Spaulding, who called the disclaimer “anti-American,” is the daughter of Sarah Spaulding, who was hired by Cox and the Thomas More Classical School to serve as headmaster.

When Sarah Spaulding was hired this past summer, Must Read Alaska quoted the soon-to-be Attorney General Cox as saying, “Sarah’s arrival comes at a remarkable moment. Across Alaska, a quiet restoration in the classical model is gaining momentum.”

Sarah Spaulding was the founding principal of a Hillsdale-backed school in Columbus, Ohio and a founding faculty member of a Hillsdale-backed school in Toledo.
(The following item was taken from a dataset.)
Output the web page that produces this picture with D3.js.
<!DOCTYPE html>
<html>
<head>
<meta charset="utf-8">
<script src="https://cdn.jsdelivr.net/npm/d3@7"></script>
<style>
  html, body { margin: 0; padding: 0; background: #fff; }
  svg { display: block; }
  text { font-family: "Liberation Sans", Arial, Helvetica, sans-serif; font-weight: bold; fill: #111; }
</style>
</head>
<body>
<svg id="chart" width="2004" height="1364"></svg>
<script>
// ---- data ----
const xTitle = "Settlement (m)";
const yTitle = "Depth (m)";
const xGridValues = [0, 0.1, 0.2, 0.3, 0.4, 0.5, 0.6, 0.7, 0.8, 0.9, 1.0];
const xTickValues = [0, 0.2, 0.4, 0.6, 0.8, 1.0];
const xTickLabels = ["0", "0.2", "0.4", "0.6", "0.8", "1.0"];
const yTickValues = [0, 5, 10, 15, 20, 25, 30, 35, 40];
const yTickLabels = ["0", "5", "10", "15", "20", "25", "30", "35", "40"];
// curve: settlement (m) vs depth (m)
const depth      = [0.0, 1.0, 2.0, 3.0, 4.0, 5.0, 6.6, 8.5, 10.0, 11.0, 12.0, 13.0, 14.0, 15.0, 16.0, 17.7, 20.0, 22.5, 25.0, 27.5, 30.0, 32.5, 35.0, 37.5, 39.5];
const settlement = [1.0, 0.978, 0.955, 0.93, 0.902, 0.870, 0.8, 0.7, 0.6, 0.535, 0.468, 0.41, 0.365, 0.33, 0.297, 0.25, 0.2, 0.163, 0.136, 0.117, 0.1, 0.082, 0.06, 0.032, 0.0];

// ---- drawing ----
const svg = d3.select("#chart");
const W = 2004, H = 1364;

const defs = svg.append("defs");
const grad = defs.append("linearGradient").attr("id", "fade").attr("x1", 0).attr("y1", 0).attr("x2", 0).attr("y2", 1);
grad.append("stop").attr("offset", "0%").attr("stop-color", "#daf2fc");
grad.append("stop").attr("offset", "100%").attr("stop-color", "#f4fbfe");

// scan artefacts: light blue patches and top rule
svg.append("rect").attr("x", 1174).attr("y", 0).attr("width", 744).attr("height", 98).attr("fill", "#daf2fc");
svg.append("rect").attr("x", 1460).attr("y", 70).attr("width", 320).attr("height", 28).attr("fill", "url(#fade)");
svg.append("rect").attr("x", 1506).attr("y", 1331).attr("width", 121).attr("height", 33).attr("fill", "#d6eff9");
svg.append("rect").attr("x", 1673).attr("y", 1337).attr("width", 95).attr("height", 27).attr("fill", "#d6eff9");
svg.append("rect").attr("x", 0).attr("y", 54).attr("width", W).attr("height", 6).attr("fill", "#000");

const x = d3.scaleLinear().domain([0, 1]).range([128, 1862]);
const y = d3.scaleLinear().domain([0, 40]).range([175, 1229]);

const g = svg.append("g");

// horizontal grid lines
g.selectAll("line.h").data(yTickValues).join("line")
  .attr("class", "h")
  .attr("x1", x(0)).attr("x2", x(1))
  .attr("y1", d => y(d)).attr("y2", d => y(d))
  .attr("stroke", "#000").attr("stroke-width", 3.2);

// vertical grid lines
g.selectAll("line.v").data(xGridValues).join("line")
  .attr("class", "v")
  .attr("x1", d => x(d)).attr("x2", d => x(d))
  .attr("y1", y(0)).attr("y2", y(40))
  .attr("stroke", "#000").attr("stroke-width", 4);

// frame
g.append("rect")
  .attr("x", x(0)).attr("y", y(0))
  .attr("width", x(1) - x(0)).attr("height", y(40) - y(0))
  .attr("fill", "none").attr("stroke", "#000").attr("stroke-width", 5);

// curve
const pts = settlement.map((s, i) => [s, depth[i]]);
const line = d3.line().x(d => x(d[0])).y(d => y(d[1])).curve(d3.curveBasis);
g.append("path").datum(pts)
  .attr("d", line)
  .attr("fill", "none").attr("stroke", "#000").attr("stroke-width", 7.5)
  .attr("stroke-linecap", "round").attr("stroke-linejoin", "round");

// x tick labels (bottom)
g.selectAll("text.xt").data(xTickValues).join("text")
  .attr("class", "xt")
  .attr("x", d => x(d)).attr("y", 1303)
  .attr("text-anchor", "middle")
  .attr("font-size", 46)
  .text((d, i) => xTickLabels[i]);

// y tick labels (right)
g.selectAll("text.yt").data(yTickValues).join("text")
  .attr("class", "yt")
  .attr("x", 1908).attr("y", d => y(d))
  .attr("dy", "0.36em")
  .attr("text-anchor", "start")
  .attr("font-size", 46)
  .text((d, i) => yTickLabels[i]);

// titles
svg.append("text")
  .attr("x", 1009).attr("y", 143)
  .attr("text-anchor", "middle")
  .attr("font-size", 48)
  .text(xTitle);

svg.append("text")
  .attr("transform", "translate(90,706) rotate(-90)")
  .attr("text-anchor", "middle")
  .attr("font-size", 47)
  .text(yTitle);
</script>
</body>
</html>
“We’re building more than just a school,” Cox said at the time. “We’re building a community rooted in truth, animated by faith, and committed to excellence. Our mission is to cultivate young scholars in wisdom and virtue—ensuring Alaska’s future leaders are grounded in the classical tradition and the Christian faith. As Alaska’s classical renewal continues to unfold, Thomas More Classical School—and Sarah Spaulding—stand ready to lead.”
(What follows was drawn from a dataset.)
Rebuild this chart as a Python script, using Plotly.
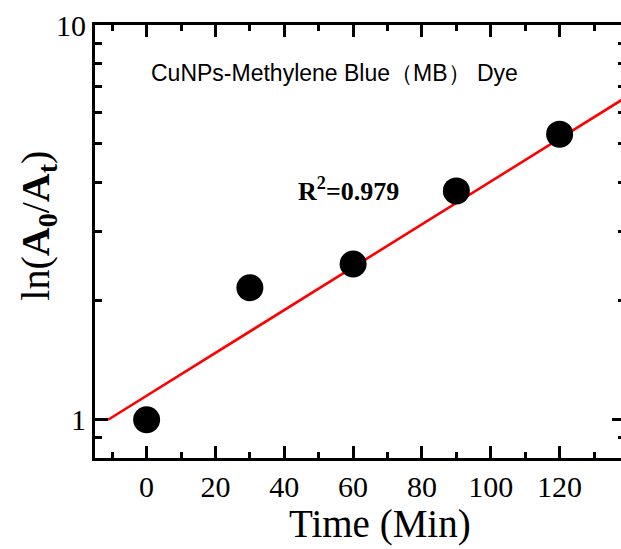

So far in his brief tenure as attorney general, Cox has exaggerated his ties to
Alaska, signed onto nearly four dozen amicus briefs—most dealing with issues that have little or no relevance to Alaska—and shown a marked preference for engaging in partisan politics.

That’s what he is doing here.

General Cox and Bishop asked for the school district to respond to their interrogation within 14 days. None of their questions deserve an answer until the temporary AG and the education commissioner read what they are complaining about.

To review the facts:

Hillsdale College wasn’t just supplying the Declaration of Independence and the Constitution. It included its political spin and advertising.
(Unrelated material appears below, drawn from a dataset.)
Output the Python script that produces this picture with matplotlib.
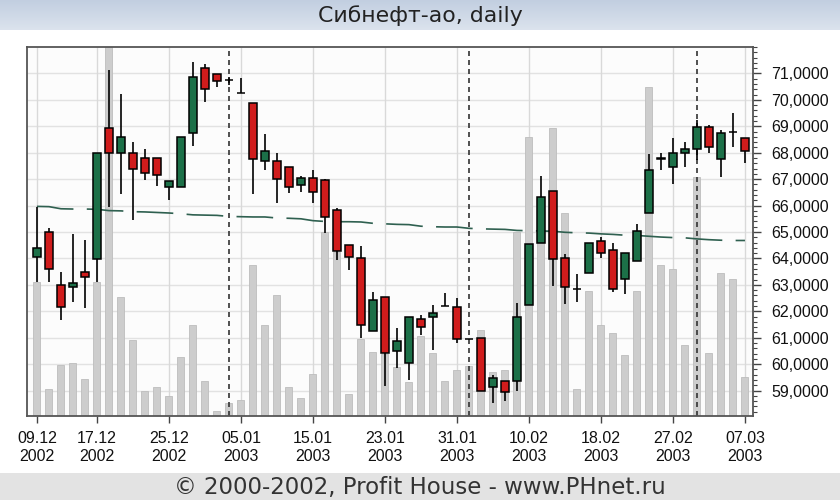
import numpy as np
import matplotlib
matplotlib.use("Agg")
import matplotlib.pyplot as plt
from matplotlib.patches import Rectangle
from matplotlib.ticker import MultipleLocator, FixedLocator, FuncFormatter

# trading days shown on the chart
dates = [
    "09.12.2002", "10.12.2002", "11.12.2002", "13.12.2002", "16.12.2002", "17.12.2002",
    "18.12.2002", "19.12.2002", "20.12.2002", "23.12.2002", "24.12.2002", "25.12.2002",
    "26.12.2002", "27.12.2002", "30.12.2002", "31.12.2002",
    "04.01.2003", "05.01.2003", "08.01.2003", "09.01.2003", "10.01.2003", "13.01.2003",
    "14.01.2003", "15.01.2003", "16.01.2003", "17.01.2003", "20.01.2003", "21.01.2003",
    "22.01.2003", "23.01.2003", "24.01.2003", "27.01.2003", "28.01.2003", "29.01.2003",
    "30.01.2003", "31.01.2003",
    "03.02.2003", "04.02.2003", "05.02.2003", "06.02.2003", "07.02.2003", "10.02.2003",
    "11.02.2003", "12.02.2003", "13.02.2003", "14.02.2003", "17.02.2003", "18.02.2003",
    "19.02.2003", "20.02.2003", "21.02.2003", "25.02.2003", "26.02.2003", "27.02.2003",
    "28.02.2003",
    "03.03.2003", "04.03.2003", "05.03.2003", "06.03.2003", "07.03.2003",
]

open_ = [64.04, 64.99, 63.00, 62.91, 63.48, 63.97, 68.92, 67.98, 68.00, 67.79,
         67.79, 66.72, 66.72, 68.73, 71.19, 70.96, 70.75, 70.27, 69.89, 67.70,
         67.70, 67.47, 66.78, 67.03, 66.97, 65.83, 64.51, 64.01, 61.26, 62.56,
         60.51, 60.06, 61.70, 61.80, 62.22, 62.18, 60.96, 60.98, 59.15, 59.38,
         59.38, 62.24, 64.57, 66.56, 64.01, 62.83, 63.44, 64.67, 64.32, 63.21,
         63.92, 65.71, 67.80, 67.47, 68.00, 68.16, 68.98, 67.75, 68.79, 68.54]
high = [65.96, 65.14, 63.48, 64.93, 64.70, 68.00, 71.13, 70.24, 68.42, 68.16,
        67.79, 66.93, 68.61, 71.42, 71.34, 70.96, 70.87, 70.81, 69.89, 68.71,
        68.00, 67.47, 67.12, 67.35, 67.00, 65.90, 64.51, 64.47, 62.72, 62.56,
        61.36, 61.80, 61.86, 62.24, 62.71, 62.49, 60.96, 60.98, 59.60, 59.38,
        62.33, 64.53, 67.12, 66.56, 64.17, 63.40, 64.60, 64.82, 64.60, 64.22,
        65.30, 67.95, 68.00, 68.54, 68.42, 69.24, 69.05, 68.86, 69.51, 68.54]
low = [63.12, 63.12, 61.67, 62.37, 62.13, 63.12, 65.96, 66.44, 65.45, 66.97,
       66.74, 66.21, 66.72, 68.25, 69.93, 70.47, 70.56, 70.27, 66.44, 67.35,
       66.08, 66.46, 66.53, 66.08, 64.95, 63.94, 63.56, 60.98, 61.26, 59.18,
       59.85, 59.41, 61.11, 60.54, 62.20, 60.79, 60.94, 59.00, 58.52, 58.59,
       58.97, 62.24, 64.57, 62.96, 62.28, 62.37, 63.44, 64.00, 62.75, 62.66,
       63.92, 65.71, 67.35, 66.82, 67.45, 67.72, 67.98, 67.07, 68.20, 67.60]
close = [64.38, 63.59, 62.15, 63.08, 63.29, 68.00, 67.98, 68.61, 67.37, 67.22,
         67.16, 66.93, 68.61, 70.87, 70.40, 70.71, 70.75, 70.27, 67.75, 68.08,
         66.99, 66.72, 67.03, 66.53, 65.56, 64.28, 64.04, 61.49, 62.41, 60.44,
         60.89, 61.80, 61.40, 61.95, 62.22, 60.94, 60.94, 59.00, 59.47, 58.93,
         61.80, 64.53, 66.34, 63.97, 62.91, 62.83, 64.60, 64.22, 62.83, 64.22,
         65.05, 67.35, 67.76, 68.00, 68.16, 68.98, 68.23, 68.76, 68.79, 68.08]
volume = [134, 27, 51, 53, 37, 134, 380, 119, 76, 25,
          29, 20, 59, 91, 35, 5, 13, 16, 151, 91,
          121, 29, 18, 42, 184, 164, 22, 77, 64, 62,
          49, 34, 80, 63, 35, 46, 50, 86, 44, 46,
          184, 279, 190, 288, 203, 27, 125, 91, 83, 61,
          125, 329, 151, 147, 71, 239, 63, 143, 137, 39]
ma_line = [65.97, 65.96, 65.88, 65.87, 65.87, 65.86, 65.81, 65.80, 65.77, 65.76,
           65.74, 65.72, 65.69, 65.65, 65.64, 65.63, 65.59, 65.58, 65.57, 65.57,
           65.53, 65.52, 65.50, 65.43, 65.40, 65.39, 65.39, 65.38, 65.33, 65.31,
           65.29, 65.28, 65.22, 65.20, 65.19, 65.19, 65.14, 65.12, 65.11, 65.10,
           65.06, 65.05, 65.04, 65.03, 64.99, 64.97, 64.96, 64.93, 64.91, 64.88,
           64.87, 64.84, 64.81, 64.79, 64.78, 64.74, 64.71, 64.69, 64.68, 64.68]
price_levels = [59, 60, 61, 62, 63, 64, 65, 66, 67, 68, 69, 70, 71]
tick_dates = ["09.12.2002", "17.12.2002", "25.12.2002", "05.01.2003", "15.01.2003",
              "23.01.2003", "31.01.2003", "10.02.2003", "18.02.2003", "27.02.2003",
              "07.03.2003"]

x = np.arange(len(dates))
o = np.array(open_)
c = np.array(close)
up = c >= o
body_bottom = np.minimum(o, c)
body_height = np.abs(c - o)
colors = np.where(up, "#1c7048", "#d01c1c")

tick_idx = [dates.index(d) for d in tick_dates]
tick_lbl = [d[:5] + "\n" + d[6:] for d in tick_dates]
month_starts = [i for i in range(1, len(dates)) if dates[i][3:5] != dates[i - 1][3:5]]

fig = plt.figure(figsize=(8.4, 5.0), dpi=100)
fig.patch.set_facecolor("white")

# title bar + footer bar
hdr = fig.add_axes([0, 1 - 30 / 500, 1, 30 / 500])
grad = np.linspace(0, 1, 50).reshape(-1, 1)
top_c = np.array([0.76, 0.81, 0.88])
bot_c = np.array([0.86, 0.89, 0.93])
img = top_c + (bot_c - top_c) * grad[:, :, None]
hdr.imshow(img, aspect="auto", extent=[0, 1, 0, 1])
hdr.axis("off")
fig.text(0.5, 1 - 16 / 500, "Сибнефт-ао, daily", ha="center", va="center",
         fontsize=15.8, family="DejaVu Sans", color="#222222")
fig.patches.append(Rectangle((0, 0), 1, 27 / 500, transform=fig.transFigure,
                             facecolor="#e3e3e3", edgecolor="none", zorder=0))
fig.text(0.5, 12.5 / 500, "© 2000-2002, Profit House - www.PHnet.ru", ha="center",
         va="center", fontsize=16.5, family="DejaVu Sans", color="#333333")

ax = fig.add_axes([27 / 840, 84 / 500, 726 / 840, 369 / 500])
ax_vol = ax.twinx()
ax_vol.set_zorder(1)
ax.set_zorder(2)
ax.patch.set_visible(False)
ax_vol.patch.set_visible(True)
ax_vol.patch.set_facecolor("#fcfcfc")

ax.set_xlim(-0.83, 59.67)
ax.set_ylim(58.04, 72.0)
ax_vol.set_ylim(0, 369)

# grid under the volume bars
ax_vol.hlines(price_levels, 0, 1, transform=ax.get_yaxis_transform(), color="#e2e2e2", lw=1.0, zorder=0)
ax_vol.vlines(tick_idx, 0, 1, transform=ax_vol.get_xaxis_transform(), color="#d9d9d9", lw=1.0, zorder=0)

# volume
ax_vol.bar(x, volume, width=0.58, color="#cdcdcd", edgecolor="#bdbdbd", linewidth=0.6, zorder=1)
ax_vol.set_yticks([])
for s in ax_vol.spines.values():
    s.set_visible(False)

# month separators
for m in month_starts:
    ax.axvline(m, color="#333333", lw=1.2, ls=(0, (3, 2.4)), zorder=1)

# moving average
ax.plot(x, ma_line, color="#2f6050", lw=1.2, ls=(0, (22, 8)), zorder=2)

# candles
ax.vlines(x, low, high, color="black", lw=1.2, zorder=3)
ax.bar(x, body_height, bottom=body_bottom, width=0.72, color=colors,
       edgecolor="black", linewidth=1.1, zorder=4)

# axes styling
ax.yaxis.tick_right()
ax.yaxis.set_major_locator(FixedLocator(price_levels))
ax.yaxis.set_minor_locator(MultipleLocator(0.2))
ax.yaxis.set_major_formatter(FuncFormatter(lambda v, _: f"{v:.4f}".replace(".", ",")))
ax.tick_params(axis="y", which="major", length=6, width=1, color="#444444", pad=7,
               labelsize=11.5, labelcolor="#111111")
ax.tick_params(axis="y", which="minor", length=3, width=0.8, color="#444444")
ax.set_xticks(tick_idx)
ax.set_xticklabels(tick_lbl, fontsize=11.5, color="#111111", family="Liberation Sans")
ax.tick_params(axis="x", length=5, width=1, color="#444444", pad=6)
for lbl in ax.get_yticklabels():
    lbl.set_family("Liberation Sans")
for s in ax.spines.values():
    s.set_color("#555555")
    s.set_linewidth(1.3)

fig.savefig("out.png", dpi=100)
“In recent decades, the way our government operates has departed from the Constitution,” Hillsdale College President Larry Arnn lectured Anchorage students in his introduction to the declaration and Constitution.

He said government “has become less limited, and our liberties less secure. At the same time true civic education in America—education in the Constitution—has largely died out.”

Arnn, who is on the board of the Heritage Foundation, went on to tell Anchorage students about Hillsdale College as the place to learn about the founding of our nation.

Make no mistake, the Hillsdale interpretation of the Constitution promotes a particular right-wing point of view.

Under his leadership, Hillsdale’s ‘fund-raising strategy is predicated on stoking outrage, with communiqués warning of “Marxist-inspired critical race theory” and an “emerging corporate-socialist totalitarianism,” the New York Times reported.

Arnn, who has ridiculed public school teachers and repeated Trump’s lies about the 2020 elections, is entitled to his opinions. But his views on the Constitution and how to teach it shouldn’t be passed off as nonpartisan.

Arnn believes that constitutional government has almost been overtaken by the administrative state. “The worst evils stem from it,” Arnn claims.

In the Hillsdale course outline about the Constitution promoted in the booklet, the college attacks the New Deal and claims that in the U.S., “an elite and insular administrative class rules without the consent of American citizens.”

“Moreover, administrative rule is both anti-constitutional and pre-constitutional, because it replaces the rule of law with unaccountable regulatory agencies,” according to the Hillsdale course promoted in the booklet.

The publication is a promotional tool for Hillsdale, which says it distributed 3 million copies in 2022 alone.

General Cox and Commissioner Bishop should have put a disclaimer on their letter, admitting that they failed to read the booklet and that Cox has a classical conflict of interest.